Question

If $$4^x=8^y$$, find $$\dfrac{x}{y}-1$$.

Answer

**step1** Understanding the problem

The problem presents an equality between two expressions involving exponents: $$4^x = 8^y$$. Our goal is to use this relationship to find the value of a different expression, $$\dfrac{x}{y}-1$$. This means we first need to understand how 'x' and 'y' are related to each other based on the given equality.

**step2** Finding a common base for the numbers

The numbers involved in the given expressions are 4 and 8. To compare expressions with different bases but the same relationship (being equal), it's helpful to express them using a common base.
Let's think about how 4 and 8 can be built from smaller numbers through multiplication.
The number 4 can be made by multiplying 2 by itself 2 times ($$2 \times 2$$). We can write this as $$2^2$$.
The number 8 can be made by multiplying 2 by itself 3 times ($$2 \times 2 \times 2$$). We can write this as $$2^3$$.
So, 2 is a common base for both 4 and 8.

**step3** Rewriting the given relationship using the common base

Now, let's substitute our common base into the original equality $$4^x = 8^y$$.
For $$4^x$$: Since 4 is $$2^2$$, $$4^x$$ means $$(2^2)^x$$. This means we are multiplying $$2^2$$ by itself 'x' times. For example, if x is 3, $$4^3 = 4 \times 4 \times 4 = (2 \times 2) \times (2 \times 2) \times (2 \times 2)$$. We can count that 2 is multiplied by itself 6 times in total ($$2 \times 3$$). In general, $$(2^2)^x$$ is equivalent to 2 multiplied by itself $$2 \times x$$ times, or $$2^{2x}$$.
For $$8^y$$: Since 8 is $$2^3$$, $$8^y$$ means $$(2^3)^y$$. This means we are multiplying $$2^3$$ by itself 'y' times.
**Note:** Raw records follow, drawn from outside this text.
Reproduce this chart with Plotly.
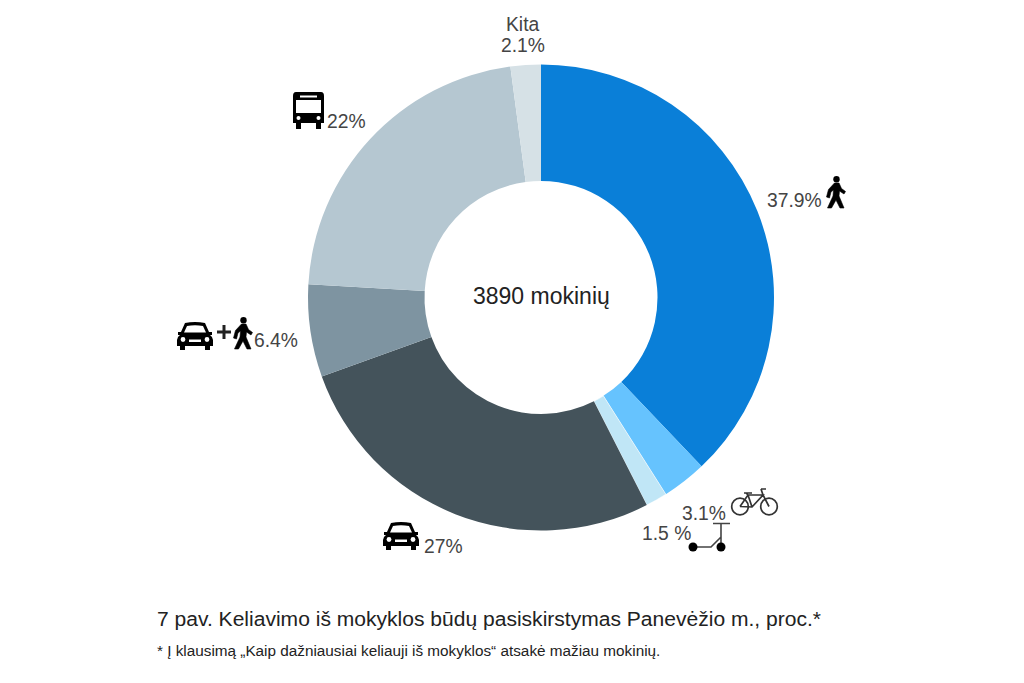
import re
import plotly.graph_objects as go

W, H = 1024, 683

categories = ["Pėsčiomis", "Dviračiu", "Paspirtuku", "Automobiliu",
              "Automobiliu + pėsčiomis", "Autobusu", "Kita"]
values = [37.9, 3.1, 1.5, 27, 6.4, 22, 2.1]
colors = ["#0A7FD8", "#66C3FE", "#C0E6F6", "#44535B", "#7E94A1", "#B5C7D1", "#D6E1E6"]
value_labels = ["37.9%", "3.1%", "1.5 %", "27%", "6.4%", "22%", "2.1%"]
other_label = "Kita"
center_text = "3890 mokinių"
caption = "7 pav. Keliavimo iš mokyklos būdų pasiskirstymas Panevėžio m., proc.*"
footnote = "* Į klausimą „Kaip dažniausiai keliauji iš mokyklos“ atsakė mažiau mokinių."

FONT = "Liberation Sans"
TEXT = "#444444"


def px(x):
    return x / W


def py(y):
    return 1 - y / H


fig = go.Figure(go.Pie(
    labels=categories, values=values, hole=0.5, sort=False, direction="clockwise",
    rotation=0, marker=dict(colors=colors, line=dict(color="rgba(255,255,255,0.7)",
                                                    width=[0, 0, 0.8, 0, 0, 0, 0])),
    textinfo="none", hoverinfo="label+percent", showlegend=False,
    domain=dict(x=[px(308), px(774)], y=[py(531), py(64)]),
))

# ---- icons (decoration, drawn in page pixels) ----
shapes = []


def path(d, ox, oy, s=1.0, fill="black", stroke=None, sw=0):
    toks = re.findall(r"[MLQCZ]|-?\d+\.?\d*", d)
    out, nums = [], []
    for t in toks:
        if t.isalpha():
            out.append(t)
        else:
            nums.append(float(t))
            if len(nums) == 2:
                out.append(f"{px(ox + nums[0] * s):.5f},{py(oy + nums[1] * s):.5f}")
                nums = []
    shapes.append(dict(type="path", xref="paper", yref="paper", path=" ".join(out),
                       fillcolor=fill if fill else "rgba(0,0,0,0)",
                       line=dict(color=stroke or "rgba(0,0,0,0)", width=sw)))


def circle(cx, cy, r, ox, oy, s=1.0, fill="black", stroke=None, sw=0):
    shapes.append(dict(type="circle", xref="paper", yref="paper",
                       x0=px(ox + (cx - r) * s), x1=px(ox + (cx + r) * s),
                       y0=py(oy + (cy + r) * s), y1=py(oy + (cy - r) * s),
                       fillcolor=fill if fill else "rgba(0,0,0,0)",
                       line=dict(color=stroke or "rgba(0,0,0,0)", width=sw)))


def walker(ox, oy, s=1.0):
    circle(10.5, 3.2, 3.2, ox, oy, s)
    path("M8.5 7 L13 7 L15.5 12.5 L19.5 15.5 L18 18 L13.5 15 L13 20 L18 32 L14 32 L10 24 L5.5 32 L1.5 32 "
         "L7 20 L7.5 14 L5 16 L3.5 22 L0.5 21 L2.5 13.5 Z", ox, oy, s, stroke="black", sw=0.6)


def car(ox, oy, s=1.0):
    path("M8 1 Q18 -1 28 1 L32 10 L35 10 L35 13 L33 13 Q36 15 36 18 L36 24 L33 24 L33 28 L28 28 L28 24 "
         "L8 24 L8 28 L3 28 L3 24 L0 24 L0 18 Q0 15 3 13 L1 13 L1 10 L4 10 Z", ox, oy, s)
    path("M10 4 Q18 2.5 26 4 L29 10.5 L7 10.5 Z", ox, oy, s, fill="white")
    circle(6, 17.5, 2.4, ox, oy, s, fill="white")
    circle(30, 17.5, 2.4, ox, oy, s, fill="white")
    path("M12 17.5 L24 17.5 L24 20 L12 20 Z", ox, oy, s, fill="white")


def bus(ox, oy, s=1.0):
    path("M4 0 L29 0 Q32 0 32 4 L32 31 L29 31 L29 37 L24 37 L24 31 L9 31 L9 37 L4 37 L4 31 L1 31 L1 4 "
         "Q1 0 4 0 Z", ox, oy, s)
    path("M4 8 L29 8 L29 21 L4 21 Z", ox, oy, s, fill="white")
    path("M8 3.5 L25 3.5 L25 5.5 L8 5.5 Z", ox, oy, s, fill="white")
    circle(6.5, 26, 2, ox, oy, s, fill="white")
    circle(26.5, 26, 2, ox, oy, s, fill="white")


def bike(ox, oy, s=1.0):
    col, sw = "#333333", 1.7
    circle(9, 18.5, 8.3, ox, oy, s, fill=None, stroke=col, sw=sw)
    circle(38, 18.5, 8.3, ox, oy, s, fill=None, stroke=col, sw=sw)
    path("M9 18.5 L17 7 L32 7 L21 19 L9 18.5 M17 7 L21 19 M30 1 L32 7 L38 18.5 M30 1 L35 1 M13 5 L21 5 M15 5 L17 7",
         ox, oy, s, fill=None, stroke=col, sw=sw)


def scooter(ox, oy, s=1.0):
    col, sw = "#444444", 1.6
    path("M5 25 L23 25 L33 15 M33 1.5 L33 25 M25 1.5 L42 1.5", ox, oy, s, fill=None, stroke=col, sw=sw)
    circle(5, 25, 4.5, ox, oy, s)
    circle(33, 25, 4.5, ox, oy, s)


walker(826, 176)
walker(233, 317)
car(177, 322)
car(383, 522)
bus(292, 92)
bike(731, 488)
scooter(688, 522)
path("M6.5 0 L9.5 0 L9.5 5.5 L15 5.5 L15 8.5 L9.5 8.5 L9.5 14 L6.5 14 L6.5 8.5 L1 8.5 L1 5.5 L6.5 5.5 Z",
     216, 325, fill="#222222")

# ---- texts ----
annotations = []


def text(t, x, y, size, anchor="left", color=TEXT):
    annotations.append(dict(text=t, x=px(x), y=py(y), xref="paper", yref="paper",
                            xanchor=anchor, yanchor="middle", showarrow=False,
                            font=dict(family=FONT, size=size, color=color)))


LBL = 19.3
text(value_labels[0], 765, 201, LBL)
text(value_labels[1], 680, 513, LBL)
text(value_labels[2], 640, 533, LBL)
text(value_labels[3], 422, 546, LBL)
text(value_labels[4], 252, 340, LBL)
text(value_labels[5], 325, 121, LBL)
text(other_label, 523, 24, LBL, "center")
text(value_labels[6], 523, 46, LBL, "center")
text(center_text, 541, 296, 23, "center", "#222222")
text(caption, 155, 618, 21.05, "left", "#222222")
text(footnote, 155, 650, 15.3, "left", "#222222")

fig.update_layout(width=W, height=H, margin=dict(l=0, r=0, t=0, b=0),
                  paper_bgcolor="white", plot_bgcolor="white",
                  shapes=shapes, annotations=annotations,
                  font=dict(family=FONT))
fig.write_html("out.html", config=dict(displayModeBar=False),
               post_script="document.body.style.margin='0';")
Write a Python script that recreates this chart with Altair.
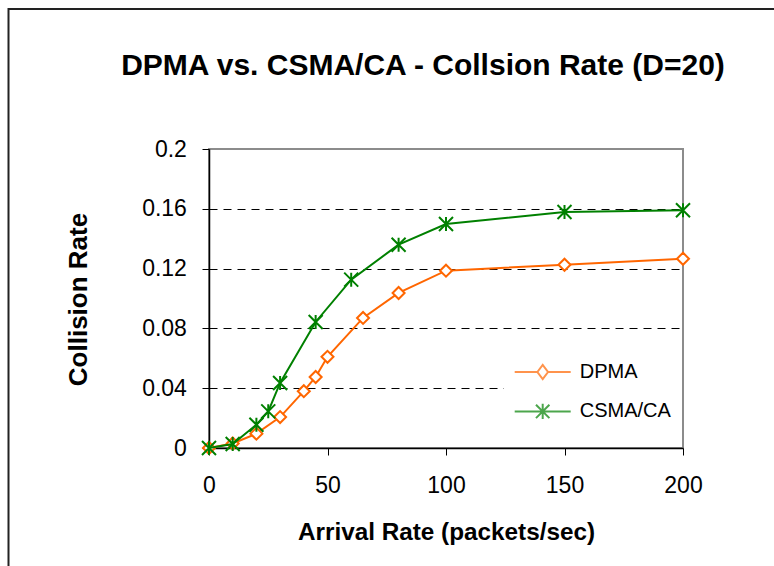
import altair as alt
import pandas as pd

# ---- data ----
dpma_x = [0, 10, 20, 30, 40, 45, 50, 65, 80, 100, 150, 200]
dpma_y = [0.0, 0.003, 0.0096, 0.0207, 0.038, 0.0475, 0.061, 0.087, 0.1037, 0.1186, 0.1226, 0.1266]
csma_x = [0, 10, 20, 25, 30, 45, 60, 80, 100, 150, 200]
csma_y = [0.0, 0.0027, 0.0156, 0.0245, 0.0435, 0.0843, 0.1126, 0.136, 0.1498, 0.1579, 0.159]
series_names = ["DPMA", "CSMA/CA"]
series_colors = ["#FF6600", "#008000"]
x_ticks = [0, 50, 100, 150, 200]
y_ticks = [0, 0.04, 0.08, 0.12, 0.16, 0.2]

FONT = "Liberation Sans"
W, H = 474, 299
L, T = 209, 149

df = pd.concat([
    pd.DataFrame({"series": "DPMA", "rate": dpma_x, "coll": dpma_y}),
    pd.DataFrame({"series": "CSMA/CA", "rate": csma_x, "coll": csma_y}),
], ignore_index=True)

marker_shapes = {"DPMA": "diamond", "CSMA/CA": "M-1,-1L1,1M-1,1L1,-1M0,-1V1"}
marker_sizes = {"DPMA": 144, "CSMA/CA": 196}
legend_paths = [
    "M-1,0H-0.19M0.19,0H1M-0.19,0L0,-0.25L0.19,0L0,0.25Z",
    "M-1,0H1M0,-0.27V0.27M-0.24,-0.24L0.24,0.24M-0.24,0.24L0.24,-0.24",
]

x_enc = alt.X(
    "rate:Q",
    scale=alt.Scale(domain=[0, 200], nice=False, zero=False),
    axis=alt.Axis(
        values=x_ticks, title="Arrival Rate (packets/sec)", grid=False,
        labelFlush=False, labelOverlap=False, labelPadding=19.8,
        titleFontSize=24.3, titleY=91, titleBaseline="alphabetic",
    ),
)
y_enc = alt.Y(
    "coll:Q",
    scale=alt.Scale(domain=[0, 0.2], nice=False),
    axis=alt.Axis(
        values=y_ticks, format="~g", title="Collision Rate", grid=True,
        gridColor="black", gridDash=[8, 6], gridWidth=1,
        gridOpacity={"condition": {"test": "datum.value > 0.19 || datum.value < 0.01", "value": 0}, "value": 1},
        labelPadding=15.6, labelOverlap=False,
        titleFontSize=26, titleX=-122.3, titleY=150, titleAngle=270,
        titleBaseline="alphabetic", titleAlign="center",
    ),
)

frame = alt.Chart(pd.DataFrame({"k": [0]})).mark_rect(
    fill="transparent", stroke="#222222", strokeWidth=2
).encode(
    x=alt.value(8.5 - L), x2=alt.value(820 - L),
    y=alt.value(9 - T), y2=alt.value(620 - T),
)

layers = []
for name, color in zip(series_names, series_colors):
    base = alt.Chart(df).transform_filter(alt.datum.series == name)
    layers.append(base.mark_line(color=color, strokeWidth=2).encode(x=x_enc, y=y_enc))
    if name == "DPMA":
        pts = base.mark_point(shape=marker_shapes[name], size=marker_sizes[name], filled=True,
                              fill="white", stroke=color, strokeWidth=2, opacity=1)
    else:
        pts = base.mark_point(shape=marker_shapes[name], size=marker_sizes[name], filled=False,
                              stroke=color, strokeWidth=2, opacity=1)
    layers.append(pts.encode(x=x_enc, y=y_enc))

leg = alt.Legend(
    title=None, orient="none", legendX=294.7, legendY=203,
    fillColor="white", padding=10, symbolSize=3136, symbolStrokeWidth=2,
    clipHeight=20, rowPadding=19.4, labelFont=FONT, labelFontSize=20,
    labelColor="black", labelOffset=8, labelLimit=300,
)
legend_layer = alt.Chart(df).transform_filter("false").mark_point(
    filled=False, strokeWidth=2
).encode(
    x=x_enc, y=y_enc,
    color=alt.Color("series:N", scale=alt.Scale(domain=series_names, range=series_colors), legend=leg),
    shape=alt.Shape("series:N", scale=alt.Scale(domain=series_names, range=legend_paths), legend=leg),
)

chart = alt.layer(frame, *layers, legend_layer).properties(
    width=W, height=H,
    padding={"left": L, "top": T, "right": 774 - L - W, "bottom": 566 - T - H},
    autosize=alt.AutoSizeParams(type="none"),
    title=alt.Title(
        text="DPMA vs. CSMA/CA - Collsion Rate (D=20)", font=FONT, fontSize=30,
        fontWeight="bold", color="black", anchor="middle", baseline="alphabetic",
        offset=0, dx=-23, dy=97,
    ),
).configure_view(
    stroke="#8c8c8c", strokeWidth=2
).configure_axis(
    domainColor="black", domainWidth=1.5, tickColor="black", tickSize=7, tickWidth=1,
    labelFont=FONT, labelFontSize=23, labelColor="black",
    titleFont=FONT, titleFontWeight="bold", titleColor="black",
)

chart.save("out.html", embed_options={"renderer": "svg", "actions": False})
Following the same logic, $$(2^3)^y$$ is equivalent to 2 multiplied by itself $$3 \times y$$ times, or $$2^{3y}$$.
So, the given relationship $$4^x = 8^y$$ can be rewritten as:
$$2^{2x} = 2^{3y}$$

**step4** Determining the relationship between x and y

We now have $$2^{2x} = 2^{3y}$$. Since the base numbers are the same (both are 2) on both sides of the equality, for the expressions to be equal, the total number of times 2 is multiplied must be the same on both sides.
This means that $$2 \times x$$ must be equal to $$3 \times y$$.
So, we have the relationship: $$2x = 3y$$.
To find the ratio of x to y (which is $$\dfrac{x}{y}$$), we can think about this relationship: "2 times a number 'x' gives the same result as 3 times a number 'y'".
For this to be true, 'x' must be larger than 'y'. For example, if we consider 'x' as 3 parts, then $$2 \times 3 = 6$$. To make $$3 \times y$$ equal to 6, 'y' must be 2 parts ($$3 \times 2 = 6$$).
So, if x is 3, then y is 2. This gives the ratio of x to y as $$\dfrac{x}{y} = \dfrac{3}{2}$$. This ratio will hold true for any values of x and y that satisfy the equation $$2x = 3y$$.

**step5** Calculating the final expression

We have found that the ratio $$\dfrac{x}{y}$$ is equal to $$\dfrac{3}{2}$$.
Now, we need to calculate the value of the expression $$\dfrac{x}{y}-1$$.
We substitute the value we found for $$\dfrac{x}{y}$$ into the expression:
$$\dfrac{3}{2} - 1$$
To perform this subtraction, we need to express the whole number 1 as a fraction with the same denominator as $$\dfrac{3}{2}$$. We know that 1 whole is equal to $$\dfrac{2}{2}$$.
So, the expression becomes:
$$\dfrac{3}{2} - \dfrac{2}{2}$$
Now, we subtract the numerators while keeping the common denominator:
$$\dfrac{3-2}{2} = \dfrac{1}{2}$$
Therefore, the value of $$\dfrac{x}{y}-1$$ is $$\dfrac{1}{2}$$.